The present study grew from the hypothesis that calcineurin may be a key signaling mediator downstream of the IP3R. This is based in part on the work of Guo et al,¹³ who showed that overexpression of constitutively activated calcineurin in the heart rescued embryonic lethality of mice lacking the ER chaperone protein calreticulin. These data suggested that calcineurin was a downstream mediator of calreticulin effects. However, calreticulin is an ER luminal protein whereas calcineurin, by all indications, resides in the cytoplasm. The link between calreticulin and calcineurin therefore could be the result of one of two important functions of calreticulin: ER calcium levels or protein folding. The IP3R was a logical choice of a mediator between the functions of calreticulin and activation of calcineurin. In 2005, Futatsugi et al¹⁴ reported that IP3R type II/III double null mice suffered from FTT and died early of nutritional deficiencies stemming from defects in the salivary gland and pancreas. The mice could be rescued by providing pups with what they termed pre-digested chow. We reasoned that if, similar to calreticulin, calcineurin was downstream of the IP3R, then CnAα^−/− mice also might share the phenotype of nutritional deficiency. This was shown to be the case in our current study when a modified diet intervention also rescued CnAα^−/− pups. Moreover, we show that CnAα^−/− mice also have a salivary gland defect and, similar to IP3R II/III double null pups, likely suffered from a nutritional deficiency that led to their early death. Finally, data in this study indicate that one function of CnAα is to mediate trafficking of proteins.

This study showed a novel requirement for calcineurin in the salivary gland and identified a requirement for α isoform in IP3R-mediated protein trafficking.
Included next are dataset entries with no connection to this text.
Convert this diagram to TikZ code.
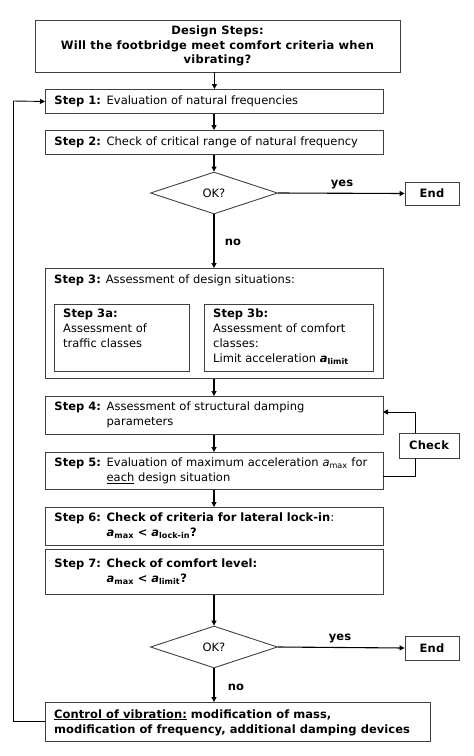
\documentclass[tikz,border=0pt]{standalone}
\usepackage{fontspec}
\setmainfont{DejaVu Sans}[ItalicFont=DejaVu Sans Oblique, BoldFont=DejaVu Sans Bold, BoldItalicFont=DejaVu Sans Bold Oblique]
\usetikzlibrary{shapes.geometric,arrows.meta}
\newcommand\Bs[1]{{\bfseries\addfontfeature{LetterSpace=0.5}#1}}
\newcommand\Bt[1]{{\bfseries\addfontfeature{LetterSpace=2}#1}}
\newcommand\fs{\fontsize{11.5}{15}\selectfont}
\newcommand\sub[1]{\textsubscript{#1}}
\begin{document}
\begin{tikzpicture}[x=1pt,y=-1pt,
  box/.style={draw=black!75, line width=0.9pt, inner sep=0pt, font=\fs},
  thinbox/.style={draw=black!75, line width=0.7pt, inner sep=0pt},
  stepbox/.style={box, anchor=north west, text width=320pt, inner xsep=9pt, align=left},
  dia/.style={draw=black!75, line width=0.9pt, diamond, aspect=3, minimum width=127pt, minimum height=42pt, inner sep=0pt, font=\fs},
  txt/.style={inner sep=0pt, font=\fs, align=left},
  conn/.style={draw=black, line width=1.1pt, -{Triangle[length=5pt,width=5pt]}},
  line/.style={draw=black, line width=1.1pt}]
\useasboundingbox (0,0) rectangle (474,756);

\node[box, minimum width=365pt, minimum height=52pt, align=center, font=\fontsize{11.5}{14.5}\selectfont] (title) at (217.5,46)
  {\Bt{Design Steps:}\\\Bt{Will the footbridge meet comfort criteria when}\\\Bt{vibrating?}};

\node[stepbox, minimum height=24pt] (step1) at (45,89) {\mbox{\Bs{Step 1:} Evaluation of natural frequencies}};
\node[stepbox, minimum height=24pt] (step2) at (45,130) {\mbox{\Bs{Step 2:} Check of critical range of natural frequency}};

\node[dia] (d1) at (214,193) {OK?};
\node[box, minimum width=54pt, minimum height=23pt] (end1) at (432,193.5) {\Bt{End}};

\node[box, anchor=north west, minimum width=338pt, minimum height=110pt] (step3) at (45,268) {};
\node[txt, anchor=base west] (step3t) at (54,283) {\Bs{Step 3:} Assessment of design situations:};
\node[thinbox, anchor=north west, minimum width=135pt, minimum height=67pt] (s3a) at (54,304) {};
\node[txt, anchor=north west] (s3at) at (63,309) {\Bs{Step 3a:}\\Assessment of\\traffic classes};
\node[thinbox, anchor=north west, minimum width=169pt, minimum height=67pt] (s3b) at (204,304) {};
\node[txt, anchor=north west] (s3bt) at (213,309) {\Bs{Step 3b:}\\Assessment of comfort\\classes:\\Limit acceleration \textbf{\textit{a}}\sub{\Bs{limit}}};

\node[stepbox, minimum height=38pt] (step4) at (45,396)
  {\begin{tabular}{@{}l@{ }l@{}}\Bs{Step 4:} & Assessment of structural damping\\ & parameters\end{tabular}};
\node[stepbox, minimum height=37pt] (step5) at (45,452)
  {\begin{tabular}{@{}l@{ }l@{}}\Bs{Step 5:} & Evaluation of maximum acceleration \textit{a}\sub{max} for\\ & \underline{each} design situation\end{tabular}};
\node[box, minimum width=60pt, minimum height=25pt] (check) at (429,445.5) {\Bt{Check}};

\node[stepbox, minimum height=38pt] (step6) at (45,507)
  {\begin{tabular}{@{}l@{ }l@{}}\Bs{Step 6:} & \Bs{Check of criteria for lateral lock-in}:\\ & \textbf{\textit{a}}\sub{\Bs{max}} \Bs{<} \textbf{\textit{a}}\sub{\Bs{lock-in}}\Bs{?}\end{tabular}};
\node[stepbox, minimum height=45pt] (step7) at (45,549)
  {\begin{tabular}{@{}l@{ }l@{}}\Bs{Step 7:} & \Bs{Check of comfort level:}\\ & \textbf{\textit{a}}\sub{\Bs{max}} \Bs{<} \textbf{\textit{a}}\sub{\Bs{limit}}\Bs{?}\end{tabular}\\[-4pt]};

\node[dia] (d2) at (214,647) {OK?};
\node[box, minimum width=54pt, minimum height=24pt] (end2) at (432,648) {\Bt{End}};

\node[box, anchor=north west, minimum width=385pt, minimum height=39pt] (ctrl) at (45,702) {};
\node[txt, anchor=west] (ctrlt) at (54,722.5)
  {\Bs{\underline{Control of vibration:} modification of mass,}\\\Bs{modification of frequency, additional damping devices}};

% labels
\node[txt] (yes1) at (342,185) {\Bs{yes}};
\node[txt] (no1) at (233,242) {\Bs{no}};
\node[txt] (yes2) at (340,639) {\Bs{yes}};
\node[txt] (no2) at (236,687) {\Bs{no}};

% connectors
\draw[conn] (step1.north |- title.south) -- (step1.north);
\draw[conn] (step1.south -| 214,0) -- (step2.north -| 214,0);
\draw[conn] (step2.south -| d1.north) -- (d1.north);
\draw[conn] (d1.east) -- (end1.west);
\draw[conn] (d1.south) -- (d1.south |- step3.north);
\draw[conn] (d1.south |- step3.south) -- (d1.south |- step4.north);
\draw[conn] (d1.south |- step4.south) -- (d1.south |- step5.north);
\draw[conn] (d1.south |- step5.south) -- (d1.south |- step6.north);
\draw[conn] (d2.north |- step7.south) -- (d2.north);
\draw[conn] (d2.east) -- (end2.west);
\draw[conn] (d2.south) -- (d2.south |- ctrl.north);

\coordinate (s5e) at (383,476);
\coordinate (s4e) at (383,412);
\coordinate (fbx) at (13,721);
\draw[line, line width=0.9pt] (s5e) -- (415,476) -- (415,458);
\draw[conn, line width=0.9pt] (415,433) -- (415,412) -- (s4e);
\draw[line, line width=0.9pt] (ctrl.west |- fbx) -- (fbx) -- (13,101);
\draw[conn, line width=0.9pt] (13,101) -- (step1.west);
\end{tikzpicture}
\end{document}
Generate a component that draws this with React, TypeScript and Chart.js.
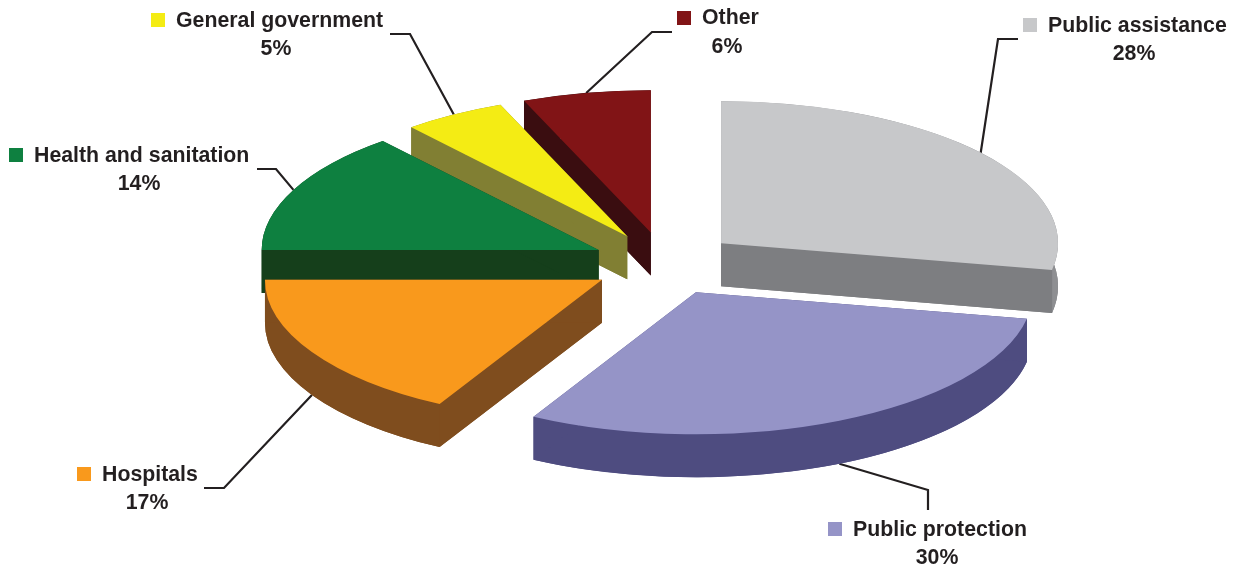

Both of these findings are likely to be relevant to clinical use of calcineurin inhibitors. First, the identification of the salivary gland as a tissue that requires calcineurin activity shows yet another nonimmune function of the enzyme. Moreover, the finding that the major features described in this study can be reproduced with cyclosporine argues for the development of α isoform–sparing calcineurin inhibitors. Interestingly, the role of CnAα in the salivary gland may shed light on anorexia and gingival hyperplasia, two common side effects of calcineurin inhibitor therapies. First, as we show in a rodent model, cyclosporine is associated with reduced weight gain. This is noted in many animal and human studies as anorexia, although no mechanism has been described previously. It will be interesting to carry these findings into patient populations and determine whether there are changes in salivary gland enzyme levels with calcineurin inhibitor therapies. Likewise, gingival hyperplasia is noted commonly in both animal models and human beings.^25–27 Decreased lysozyme activity in the oral cavity may contribute to changes in antibacterial function leading to gingival inflammation and hyperplasia.

In conclusion, we report that FTT and early lethality of CnAα null mice can be rescued by feeding pups modified gelatin chow. Experimental data show that this function of CnAα is independent of the NFAT pathway, which is intact in CnAα^−/− salivary glands. Rather, CnAα is required downstream of the IP3R and contributes to normal protein processing and trafficking of proteins including amylase. The decrease of digestive enzymes in the saliva of young mice, in turn, likely resulted in nutritional deficiency and early mortality. Finally, these findings show yet another nonimmune function of calcineurin and provide additional rationale for the development of α-sparing calcineurin inhibitor regimens.